My Secrets to Finding a Great Kauai Car
Over two decades of living here and helping friends find vehicles, I’ve learned a few extra tricks that go beyond the standard inspection. These are the little things that make a big difference.
- The “Red Dirt” Forensics. Look for heavy red dirt staining deep in the engine bay or on the undercarriage. While some is unavoidable, excessive amounts can suggest the car was used heavily off-road or in agricultural areas, leading to more wear and tear.
- My Biggest Mistake: Ignoring the “Safety Check” Date. I once bought a car with a safety check that was expiring in two weeks. I figured, “How bad can it be?” It ended up needing over $1,000 in suspension work to pass. Now, I see a nearly-expired safety check as a potential warning sign, not a guarantee of road-worthiness. Always ask *when* it was last done.
- Trust a Local Mechanic. If you’re serious about a car, spend the $100-$150 to have a pre-purchase inspection (PPI) done by a reputable, independent mechanic on the island. They know all the common issues with “Kauai cars” and can put the vehicle on a lift to spot things you can’t see in a driveway. It’s the best insurance policy you can buy.
- Look for the “Garage Kept” Unicorns. Cars that have been stored in a carport or garage are far better protected from the sun and rain. You can often tell by the condition of the dashboard (not cracked), headlights (not yellowed and hazy), and rubber trim (not dried out and brittle).

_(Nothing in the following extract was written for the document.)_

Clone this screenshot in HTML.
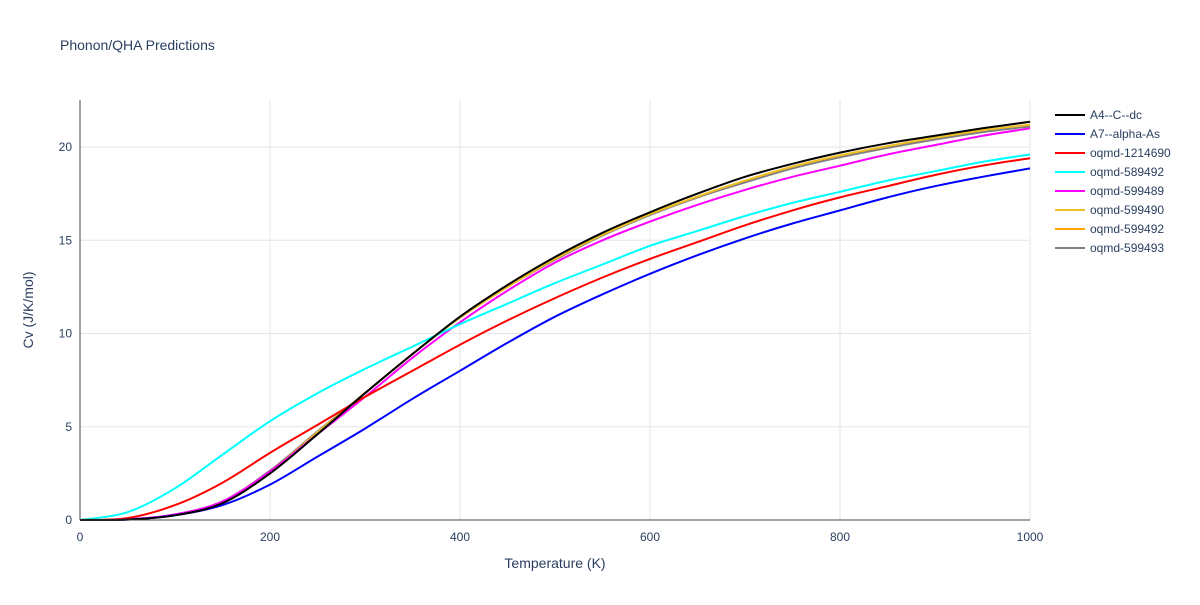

These are the gems you want to find.
Frequently Asked Questions
What’s a fair price for a used car on Kauai?
Prices here are generally higher than on the mainland due to shipping costs. “Toyota Tax” is a real thing; expect to pay a premium for reliable trucks and SUVs like Tacomas and 4Runners. Research prices on Facebook and Craigslist to get a feel for the current market for the specific model you want.
Is a 4×4 really necessary on Kauai?
For most people driving on paved roads to work and the grocery store, no. However, if you plan on accessing remote beaches, hiking trails, or driving in the backroads of Koke’e, a 4×4 or at least an all-wheel-drive vehicle is highly recommended.
Should I worry about high mileage on an island car?
Yes and no. A car with 150,000 miles of short, stop-and-go island trips has more wear than a car with 150,000 mainland highway miles. Focus more on the maintenance history and overall condition rather than just the number on the odometer.
What are the most common problems with Kauai used cars?
The top three issues are rust (frame, body, and suspension components), sun damage (faded paint, cracked dashboards, hazy headlights), and suspension wear (due to potholes and rough roads). AC failures are also very common and crucial to check.